Les entreprises et organismes iraniens sont confrontés à des difficultés croissantes pour conclure des contrats à l’étranger en raison des pressions américaines sur les banques pour ne plus traiter avec des clients iraniens.

Washington, qui a accusé l’Iran d’être un “banquier central” du terrorisme, est aussi en pointe pour contraindre Téhéran à suspendre son programme nucléaire controversé.

Mi-novembre, le ministre de l’Economie Davoud Danesh Jafari avait expliqué que Téhéran allait “mener ses transactions en devises avec une autre monnaie que le dollar”, en raison des “entraves posées par les banques américaines”.

Washington a d’abord incité de grands établissements financiers privés à cesser leurs affaires avec l’Iran.

Il a accentué la pression en septembre en coupant tout lien entre le système financier américain et la banque iranienne Saderat, un des premiers établissements du pays.

Parallèlement, des responsables du Trésor américain ont engagé des banques étrangères à être “prudentes” dans leur traitement de clients iraniens.

Résultat: des sources bancaires iraniennes ont récemment indiqué à l’AFP que de grands établissements européens, mais aussi du Golfe, refusaient toute transaction libellée en dollars vers ou depuis l’Iran.

M. Elham a aussi affirmé que “la base de calcul du budget, qui reposait sur les rentrées en devises en dollars, était en train d’être changée”. Les exportations pétrolières représentent jusqu’à 80% des rentrées en devises de l’Iran.

Un membre de la commission du budget au Parlement, Morteza Tamadon, a expliqué à l’AFP que le gouvernement cherche ainsi à se protéger de la dépréciation du dollar sur le marché des changes, et à résister aux pressions américaines.

Il a cependant prôné “un panier équilibré euro-dollar”, notamment parce que, pour “les contrats à long-terme” déjà signés en dollars, il faudrait “des opérations de change multiples pour l’avenir, un processus difficile et coûteux”.

Bruce Evers, un analyste chez le britannique Investec, à Londres, a parlé d’un “geste essentiellement politique”, en représailles envers les Etats-Unis.

Il n’a pas exclu cependant que l’Iran “pense, possiblement à raison, que l’euro est une monnaie plus forte, et qu’ils y perdent avec un dollar aussi faible qu’il l’est actuellement”.
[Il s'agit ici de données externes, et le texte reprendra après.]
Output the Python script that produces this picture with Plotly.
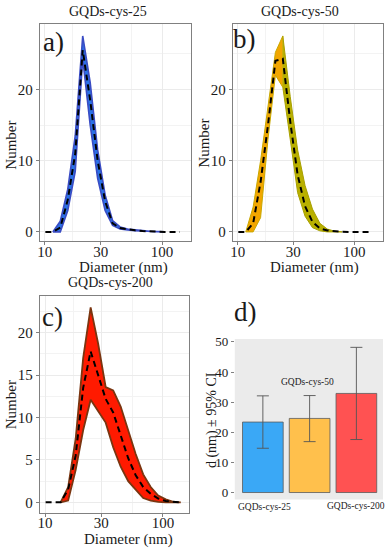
import plotly.graph_objects as go

# ---------------- data ----------------
diameter_nm = [10.1, 11.7, 13.54, 15.69, 18.17, 21.04, 24.36, 28.21, 32.67, 37.84,
               43.82, 50.75, 58.77, 68.06, 78.82, 91.28, 105.7, 122.4, 141.8]

a_mean  = [0, 0, 0.6, 4.5, 11, 25.5, 18.5, 10, 4.3, 1.2, 0.55, 0.35, 0.22, 0.12, 0.05, 0.02, 0, 0, 0]
a_upper = [0, 0, 1.5, 6, 13.5, 27.5, 21, 11.5, 5.2, 1.6, 0.7, 0.42, 0.27, 0.15, 0.07, 0.03, 0, 0, 0]
a_lower = [0, 0, 0, 3, 8.5, 24.3, 15, 7.5, 3, 0.9, 0.4, 0.28, 0.17, 0.09, 0.03, 0.01, 0, 0, 0]

b_mean  = [0, 0, 1.2, 7, 15, 24, 24.3, 15.5, 8, 3.6, 1.4, 0.5, 0.2, 0.08, 0.02, 0, 0, 0, 0]
b_upper = [0, 0, 3.5, 10, 18, 25.2, 27.5, 19, 11.5, 6.5, 3.2, 1.2, 0.4, 0.1, 0, 0, 0, 0, 0]
b_lower = [0, 0, 0, 2, 13, 22, 20.3, 13, 5.5, 2.2, 0.6, 0.15, 0, 0, 0, 0, 0, 0, 0]

c_mean  = [0, 0, 0, 1.5, 5.5, 13.5, 17.8, 15, 12.2, 10.6, 8, 5.2, 3.2, 1.8, 1.0, 0.45, 0.15, 0.03, 0]
c_upper = [0, 0, 0, 1.8, 7.5, 17, 23, 18.7, 13.6, 13.2, 11.3, 8.5, 5.7, 3.3, 1.8, 0.8, 0.35, 0.05, 0]
c_lower = [0, 0, 0, 0.2, 3.8, 8.5, 12.1, 10.8, 9.4, 6.5, 4.2, 2.5, 1.5, 0.5, 0.2, 0.05, 0, 0, 0]

samples   = ["GQDs-cys-25", "GQDs-cys-50", "GQDs-cys-200"]
d_mean    = [23.4, 24.6, 32.9]
d_ci_low  = [14.7, 16.9, 17.6]
d_ci_high = [32.1, 32.2, 48.2]

x_tickvals = [10, 30, 100]
x_minor = [17.32, 54.77]

W, H = 390, 550
FONT = "Liberation Serif"
TXT = "#1a1a1a"


def px_x(a, b):
    return [a / W, b / W]


def px_y(top, bottom):
    return [1 - bottom / H, 1 - top / H]


def band_polygon(x, lo, hi, start=0, stop=None):
    n = len(x)
    stop = n if stop is None else stop
    idx = [i for i in range(start, stop)
           if hi[i] > 0 or (i + 1 < n and hi[i + 1] > 0) or (i > 0 and hi[i - 1] > 0)]
    xs = [x[i] for i in idx] + [x[i] for i in reversed(idx)]
    ys = [hi[i] for i in idx] + [lo[i] for i in reversed(idx)]
    return xs, ys


fig = go.Figure()


def add_band(xa, ya, lo, hi, fillc, linec, lw, start=0, stop=None):
    bx, by = band_polygon(diameter_nm, lo, hi, start, stop)
    fig.add_trace(go.Scatter(x=bx, y=by, xaxis=xa, yaxis=ya, mode="lines",
                             fill="toself", fillcolor=fillc,
                             line=dict(color=linec, width=lw),
                             hoverinfo="skip", showlegend=False))


def add_mean(xa, ya, m):
    fig.add_trace(go.Scatter(x=diameter_nm, y=m, xaxis=xa, yaxis=ya, mode="lines",
                             line=dict(color="black", width=2, dash="6px,4px"),
                             showlegend=False))


# a) blue band
add_band("x", "y", a_lower, a_upper, "#2a72e6", "#3a4cc4", 1.6)
add_mean("x", "y", a_mean)

# b) orange on the rising side, olive on the falling side
peak_b = b_upper.index(max(b_upper))
add_band("x2", "y2", b_lower, b_upper, "#f2a600", "#c8a800", 1.0, 0, peak_b + 1)
add_band("x2", "y2", b_lower, b_upper, "#b9b000", "#a8a000", 1.0, peak_b, None)
add_mean("x2", "y2", b_mean)

# c) red band with brown edge
add_band("x3", "y3", c_lower, c_upper, "#ff1a00", "#7a3510", 1.8)
add_mean("x3", "y3", c_mean)

fig.add_trace(go.Bar(
    x=samples, y=d_mean, xaxis="x4", yaxis="y4", width=0.87,
    marker=dict(color=["#3aa8f6", "#ffc04c", "#ff5252"],
                line=dict(color="#5a5a5a", width=0.8)),
    error_y=dict(type="data", symmetric=False,
                 array=[h - m for h, m in zip(d_ci_high, d_mean)],
                 arrayminus=[m - l for m, l in zip(d_mean, d_ci_low)],
                 color="#555555", thickness=0.9, width=6),
    showlegend=False))

axis_common = dict(showline=True, mirror=True, linecolor="#808080", linewidth=1.2,
                   ticks="outside", ticklen=3, tickcolor="#808080",
                   tickfont=dict(family=FONT, size=15, color=TXT),
                   gridcolor="#ebebeb", gridwidth=1, zeroline=False)

def xlog(domain, rng, anchor, standoff=-6):
    return dict(axis_common, type="log", domain=domain, range=rng, anchor=anchor,
                tickvals=x_tickvals, ticktext=[str(v) for v in x_tickvals],
                ticklabelstandoff=standoff,
                minor=dict(tickvals=x_minor, showgrid=True, gridcolor="#f3f3f3",
                           gridwidth=0.6, ticklen=0))

def ylin(domain, rng, anchor, dtick):
    return dict(axis_common, domain=domain, range=rng, anchor=anchor, dtick=dtick,
                tick0=0,
                minor=dict(dtick=dtick / 2, tick0=dtick / 2, showgrid=True,
                           gridcolor="#f3f3f3", gridwidth=0.6, ticklen=0))

fig.update_layout(
    width=W, height=H, margin=dict(l=0, r=0, t=0, b=0),
    paper_bgcolor="white", plot_bgcolor="white",
    font=dict(family=FONT, color=TXT),
    xaxis=xlog(px_x(38, 190), [0.957, 2.247], "y"),
    yaxis=ylin(px_y(20, 239), [-1.25, 29.2], "x", 10),
    xaxis2=xlog(px_x(232, 383), [0.957, 2.248], "y2"),
    yaxis2=ylin(px_y(20, 239), [-1.25, 29.2], "x2", 10),
    xaxis3=xlog(px_x(38, 188), [0.955, 2.222], "y3", -7),
    yaxis3=ylin(px_y(295, 514), [-1.3, 24.3], "x3", 5),
    xaxis4=dict(domain=px_x(234, 383), range=[-0.6, 2.57], anchor="y4",
                showticklabels=False, showgrid=False, zeroline=False,
                showline=False, ticks=""),
    yaxis4=dict(domain=px_y(338, 500), range=[-2.3, 51], anchor="x4",
                dtick=10, tick0=0, showgrid=False, zeroline=False, showline=False,
                ticks="outside", ticklen=3, tickcolor="#808080",
                tickfont=dict(family=FONT, size=13, color=TXT)),
    bargap=0.1,
)

# gray background of panel d
fig.add_shape(type="rect", xref="x4 domain", yref="y4 domain", x0=0, x1=1, y0=0, y1=1,
              fillcolor="#ebebeb", line=dict(width=0), layer="below")

ann = []
def text(t, x, y, size, xanchor="center", yanchor="middle", angle=0):
    ann.append(dict(text=t, x=x / W, y=1 - y / H, xref="paper", yref="paper",
                    showarrow=False, xanchor=xanchor, yanchor=yanchor, textangle=angle,
                    font=dict(family=FONT, size=size, color=TXT)))

# titles
text("GQDs-cys-25", 107, 8, 14)
text("GQDs-cys-50", 300, 8, 14)
text("GQDs-cys-200", 109, 281, 14)
# panel letters
text("a)", 39, 38, 27, "left")
text("b)", 230, 35, 27, "left")
text("c)", 38, 316, 27, "left")
text("d)", 231, 311, 27, "left")
# axis titles
text("Diameter (nm)", 122, 266, 15)
text("Diameter (nm)", 314, 266, 15)
text("Diameter (nm)", 127, 540, 15)
text("Number", 9, 142, 15, angle=-90)
text("Number", 203, 140, 15, angle=-90)
text("Number", 9, 404, 15, angle=-90)
text("d (nm) ± 95% CI", 211, 420, 14, angle=-90)
# category labels in panel d
text(samples[0], 264, 508, 9.5)
text(samples[1], 307, 381, 9.5)
text(samples[2], 356, 507, 9.5)

fig.update_layout(annotations=ann)

# remove the default 8px page margin so the figure sits at the window's corner
fig.write_html("out.html", config={"displayModeBar": False},
               post_script="document.body.style.margin='0';document.body.style.overflow='hidden';")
L’économiste iranien Mohammad Reza Behzadian a concouru à l’analyse de M. Tamadon, en remarquant que, s’agissant du pétrole, “l’échange des pétrodollars en euros serait très coûteux”.
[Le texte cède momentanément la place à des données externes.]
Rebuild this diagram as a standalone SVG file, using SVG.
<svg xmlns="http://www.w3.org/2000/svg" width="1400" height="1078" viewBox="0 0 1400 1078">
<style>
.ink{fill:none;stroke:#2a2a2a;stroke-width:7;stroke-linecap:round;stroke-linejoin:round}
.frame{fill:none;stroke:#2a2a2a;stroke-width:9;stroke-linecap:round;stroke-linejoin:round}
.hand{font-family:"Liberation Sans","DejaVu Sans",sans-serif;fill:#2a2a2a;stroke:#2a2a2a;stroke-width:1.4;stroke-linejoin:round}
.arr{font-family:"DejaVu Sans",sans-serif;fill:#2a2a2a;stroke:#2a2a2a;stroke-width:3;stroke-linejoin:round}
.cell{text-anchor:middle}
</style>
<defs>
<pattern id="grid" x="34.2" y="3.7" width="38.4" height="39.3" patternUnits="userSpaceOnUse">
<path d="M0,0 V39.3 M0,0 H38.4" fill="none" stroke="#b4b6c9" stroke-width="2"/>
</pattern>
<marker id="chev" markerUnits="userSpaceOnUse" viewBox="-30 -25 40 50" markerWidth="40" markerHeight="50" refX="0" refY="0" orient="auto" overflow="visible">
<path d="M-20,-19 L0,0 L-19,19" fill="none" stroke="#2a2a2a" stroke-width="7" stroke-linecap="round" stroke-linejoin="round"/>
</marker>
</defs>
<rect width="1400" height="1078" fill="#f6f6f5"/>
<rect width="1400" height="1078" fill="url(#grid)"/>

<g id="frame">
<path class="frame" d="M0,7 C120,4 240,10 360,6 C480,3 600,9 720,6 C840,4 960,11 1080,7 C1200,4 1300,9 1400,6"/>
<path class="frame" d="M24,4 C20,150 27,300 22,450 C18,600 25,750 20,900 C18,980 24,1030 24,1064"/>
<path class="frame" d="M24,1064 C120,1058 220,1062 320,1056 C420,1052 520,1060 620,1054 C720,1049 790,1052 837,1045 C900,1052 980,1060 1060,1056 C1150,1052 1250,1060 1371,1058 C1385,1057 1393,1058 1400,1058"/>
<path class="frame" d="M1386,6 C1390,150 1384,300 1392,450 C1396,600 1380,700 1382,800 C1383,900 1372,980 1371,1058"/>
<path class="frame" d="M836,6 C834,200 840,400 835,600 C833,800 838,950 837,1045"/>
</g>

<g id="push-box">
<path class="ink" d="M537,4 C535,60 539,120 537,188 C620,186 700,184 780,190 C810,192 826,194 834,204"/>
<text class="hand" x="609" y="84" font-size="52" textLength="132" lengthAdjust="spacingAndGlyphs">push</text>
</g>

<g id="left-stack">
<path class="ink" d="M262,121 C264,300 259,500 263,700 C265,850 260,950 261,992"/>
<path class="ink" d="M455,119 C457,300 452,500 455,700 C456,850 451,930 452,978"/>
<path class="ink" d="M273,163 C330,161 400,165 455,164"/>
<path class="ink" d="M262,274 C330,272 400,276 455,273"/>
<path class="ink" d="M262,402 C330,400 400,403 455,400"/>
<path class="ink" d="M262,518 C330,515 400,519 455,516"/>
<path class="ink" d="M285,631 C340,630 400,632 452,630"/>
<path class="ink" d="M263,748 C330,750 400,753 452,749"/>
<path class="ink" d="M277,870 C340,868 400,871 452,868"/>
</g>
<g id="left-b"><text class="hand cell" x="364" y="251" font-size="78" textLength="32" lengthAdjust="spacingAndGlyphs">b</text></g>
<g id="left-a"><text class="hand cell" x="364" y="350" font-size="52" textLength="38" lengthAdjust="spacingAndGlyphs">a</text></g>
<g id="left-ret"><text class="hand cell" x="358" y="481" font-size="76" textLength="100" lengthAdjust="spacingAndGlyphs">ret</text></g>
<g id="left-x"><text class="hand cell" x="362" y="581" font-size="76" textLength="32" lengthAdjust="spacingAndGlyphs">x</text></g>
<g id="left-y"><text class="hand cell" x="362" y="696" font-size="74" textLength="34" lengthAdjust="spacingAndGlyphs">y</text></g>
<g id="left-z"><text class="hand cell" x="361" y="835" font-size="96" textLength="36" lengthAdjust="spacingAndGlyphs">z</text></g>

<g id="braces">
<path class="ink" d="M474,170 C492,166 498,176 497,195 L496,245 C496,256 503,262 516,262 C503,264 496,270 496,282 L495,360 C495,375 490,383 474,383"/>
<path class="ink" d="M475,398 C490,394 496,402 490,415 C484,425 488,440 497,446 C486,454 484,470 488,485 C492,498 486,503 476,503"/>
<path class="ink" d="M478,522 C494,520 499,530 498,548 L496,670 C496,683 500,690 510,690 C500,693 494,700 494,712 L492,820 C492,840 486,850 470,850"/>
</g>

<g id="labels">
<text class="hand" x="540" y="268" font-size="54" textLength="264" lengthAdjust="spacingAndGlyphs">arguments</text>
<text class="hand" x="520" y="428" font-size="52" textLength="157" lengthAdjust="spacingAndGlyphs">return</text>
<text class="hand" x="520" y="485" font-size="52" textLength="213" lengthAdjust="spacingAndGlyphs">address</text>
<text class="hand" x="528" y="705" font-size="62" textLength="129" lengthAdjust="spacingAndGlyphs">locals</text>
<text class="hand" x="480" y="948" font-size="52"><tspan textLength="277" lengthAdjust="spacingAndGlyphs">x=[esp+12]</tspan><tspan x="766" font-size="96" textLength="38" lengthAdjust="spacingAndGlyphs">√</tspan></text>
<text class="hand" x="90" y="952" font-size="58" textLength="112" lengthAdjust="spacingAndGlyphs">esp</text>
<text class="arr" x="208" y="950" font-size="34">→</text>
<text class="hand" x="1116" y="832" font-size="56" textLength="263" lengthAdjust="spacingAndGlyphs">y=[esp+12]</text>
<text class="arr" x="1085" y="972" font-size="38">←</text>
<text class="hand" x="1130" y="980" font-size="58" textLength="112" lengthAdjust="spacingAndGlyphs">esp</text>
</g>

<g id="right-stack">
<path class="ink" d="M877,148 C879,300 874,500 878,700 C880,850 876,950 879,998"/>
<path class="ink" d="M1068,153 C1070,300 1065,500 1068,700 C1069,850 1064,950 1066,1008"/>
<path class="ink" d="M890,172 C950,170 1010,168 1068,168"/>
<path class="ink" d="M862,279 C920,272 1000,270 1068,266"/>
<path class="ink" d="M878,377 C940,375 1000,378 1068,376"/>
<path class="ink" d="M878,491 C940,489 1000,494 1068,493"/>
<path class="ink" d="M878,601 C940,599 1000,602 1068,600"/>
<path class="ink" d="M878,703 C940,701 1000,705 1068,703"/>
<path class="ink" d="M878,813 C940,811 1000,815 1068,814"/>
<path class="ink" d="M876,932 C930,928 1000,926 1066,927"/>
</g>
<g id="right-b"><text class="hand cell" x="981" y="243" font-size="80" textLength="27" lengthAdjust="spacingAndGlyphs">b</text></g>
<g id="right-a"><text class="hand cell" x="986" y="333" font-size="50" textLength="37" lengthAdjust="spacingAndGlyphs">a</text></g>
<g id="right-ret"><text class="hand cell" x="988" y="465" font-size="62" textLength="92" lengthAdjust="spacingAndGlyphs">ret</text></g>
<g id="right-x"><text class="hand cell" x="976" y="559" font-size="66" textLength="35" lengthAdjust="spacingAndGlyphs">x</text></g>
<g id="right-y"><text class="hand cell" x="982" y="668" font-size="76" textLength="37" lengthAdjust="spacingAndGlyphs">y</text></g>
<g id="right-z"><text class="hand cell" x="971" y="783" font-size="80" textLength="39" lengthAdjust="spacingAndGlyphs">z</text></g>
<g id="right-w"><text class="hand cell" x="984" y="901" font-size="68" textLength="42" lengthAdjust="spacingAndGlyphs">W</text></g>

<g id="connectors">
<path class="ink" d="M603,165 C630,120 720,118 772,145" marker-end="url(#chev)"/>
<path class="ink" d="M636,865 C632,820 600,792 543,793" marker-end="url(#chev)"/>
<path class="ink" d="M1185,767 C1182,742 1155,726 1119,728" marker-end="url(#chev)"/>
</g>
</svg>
Le même raisonnement vaudrait pour les achats de biens à l’étranger, car “le dollar est préféré par les vendeurs”, selon lui.
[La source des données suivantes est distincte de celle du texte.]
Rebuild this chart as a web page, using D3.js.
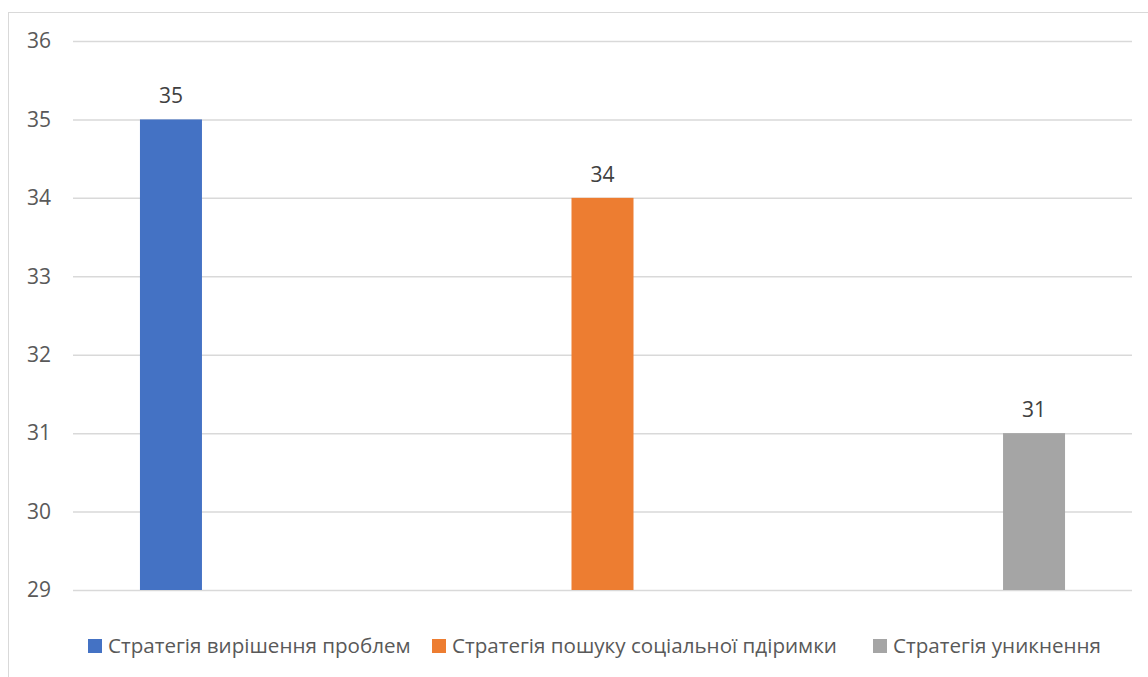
<!DOCTYPE html>
<html><head><meta charset="utf-8">
<script src="https://cdn.jsdelivr.net/npm/d3@7/dist/d3.min.js"></script>
<style>body{margin:0;background:#fff;} svg{display:block;font-family:"Open Sans",sans-serif;}</style>
</head><body>
<svg id="c" width="1148" height="677"></svg>
<script>
const series = ["Стратегія вирішення проблем","Стратегія пошуку соціальної пдіримки","Стратегія уникнення"];
const values = [35, 34, 31];
const colors = ["#4472C4","#ED7D31","#A5A5A5"];
const yTicks = [29,30,31,32,33,34,35,36];

const svg = d3.select("#c");
svg.append("rect").attr("x",8.5).attr("y",12.5).attr("width",1150).attr("height",680)
  .attr("fill","#fff").attr("stroke","#d9d9d9");

const x = d3.scalePoint().domain(series).range([73,1132]).padding(0.227);
const y = d3.scaleLinear().domain([29,36]).range([590,41]);
const bw = 62;

const g = svg.append("g");
g.selectAll("line.grid").data(yTicks).join("line").attr("class","grid")
  .attr("x1",73).attr("x2",1132).attr("y1",d=>y(d)+0.5).attr("y2",d=>y(d)+0.5)
  .attr("stroke","#d9d9d9").attr("stroke-width",1.5);

const yAxis = d3.axisLeft(y).tickValues(yTicks).tickSize(0).tickPadding(0).tickFormat(d3.format("d"));
const ax = svg.append("g").attr("transform","translate(51,0)").call(yAxis);
ax.select(".domain").remove();
ax.selectAll("text").attr("fill","#595959").style("font-size","21px").style("font-family","'Open Sans',sans-serif");

g.selectAll("rect.bar").data(values).join("rect").attr("class","bar")
  .attr("x",(d,i)=>x(series[i])-bw/2).attr("width",bw)
  .attr("y",d=>y(d)).attr("height",d=>y(29)-y(d))
  .attr("fill",(d,i)=>colors[i]);

g.selectAll("text.lbl").data(values).join("text").attr("class","lbl")
  .attr("x",(d,i)=>x(series[i])).attr("y",d=>y(d)-16)
  .attr("text-anchor","middle").attr("fill","#404040").style("font-size","21px")
  .text(d=>d);

const leg = svg.append("g");
const lx = [88, 432, 873];
series.forEach((s,i)=>{
  const gg = leg.append("g").attr("transform",`translate(${lx[i]},639)`);
  gg.append("rect").attr("width",14).attr("height",14).attr("fill",colors[i]);
  gg.append("text").attr("x",20).attr("y",14).attr("fill","#595959").style("font-size","20.6px").text(s);
});
</script>
</body></html>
A Londres, un analyste de Global Insight, Simon Wardell, a minimisé les conséquences d’une telle transition pour les marchés.

“Potentiellement, cela pourrait réduire un peu la demande pour le brut iranien, mais s’ils le vendent un peu moins cher (en euros) cela ne devrait pas avoir d’impact important”, a-t-il dit, parlant également d’un “geste plus politique que financier”.